The nitrogen‑rich nature classifies the skins as “greens,” which are the energy source for the compost ecosystem. Their thin, papery structure offers a large surface area relative to volume, allowing microorganisms to colonize quickly. When mixed into a well‑aerated pile, the skins release soluble compounds that dissolve easily, so the microbes can consume them without waiting for lignin breakdown. This combination of high nutrient availability and easy access explains why the material disappears noticeably within weeks in a hot compost system.
In a hot compost pile that reaches 55‑65 °C, onion and garlic skins typically vanish in one to two weeks. A cold, static pile at ambient temperature may take two to four months, depending on moisture and turning frequency. Regular turning and maintaining a balanced carbon‑to‑nitrogen ratio keep the process moving briskly, while overly wet conditions can slow it by promoting anaerobic microbes that produce slower‑acting breakdown pathways.
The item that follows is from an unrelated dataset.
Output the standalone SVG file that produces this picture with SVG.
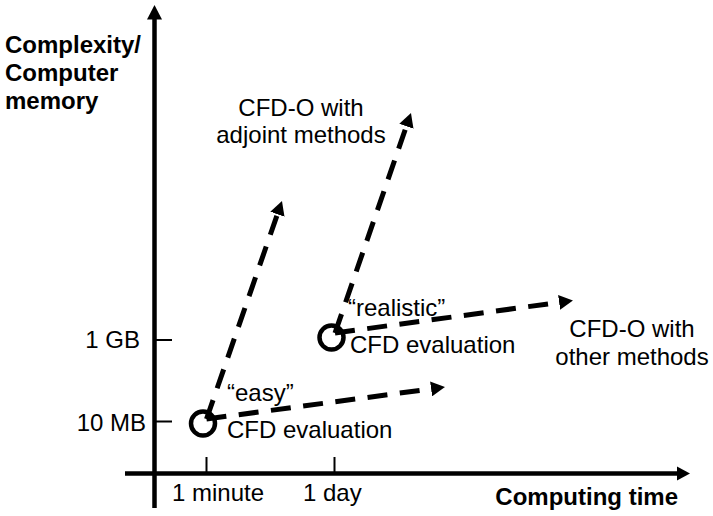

| Condition | Typical breakdown time |
|---|---|
| Hot compost pile (55‑65 °C) | 1–2 weeks |
| Cold static pile (ambient) | 2–4 months |
| Compost tumbler with frequent turning | 3–6 weeks |
| Bokashi pre‑compost stage | 1–2 weeks (pre‑fermentation) |
To keep the decomposition efficient, add skins in modest batches rather than dumping a large volume at once, which can overwhelm the microbial community and create localized anaerobic pockets. Mixing the skins with dry browns such as shredded leaves or newspaper helps maintain aeration and balances the nitrogen surge. If the pile feels overly wet, incorporate more dry carbon material to restore the ideal moisture level. By respecting these simple practices, the skins will continue to break down quickly without causing the odor or pest issues that can arise when they are left exposed.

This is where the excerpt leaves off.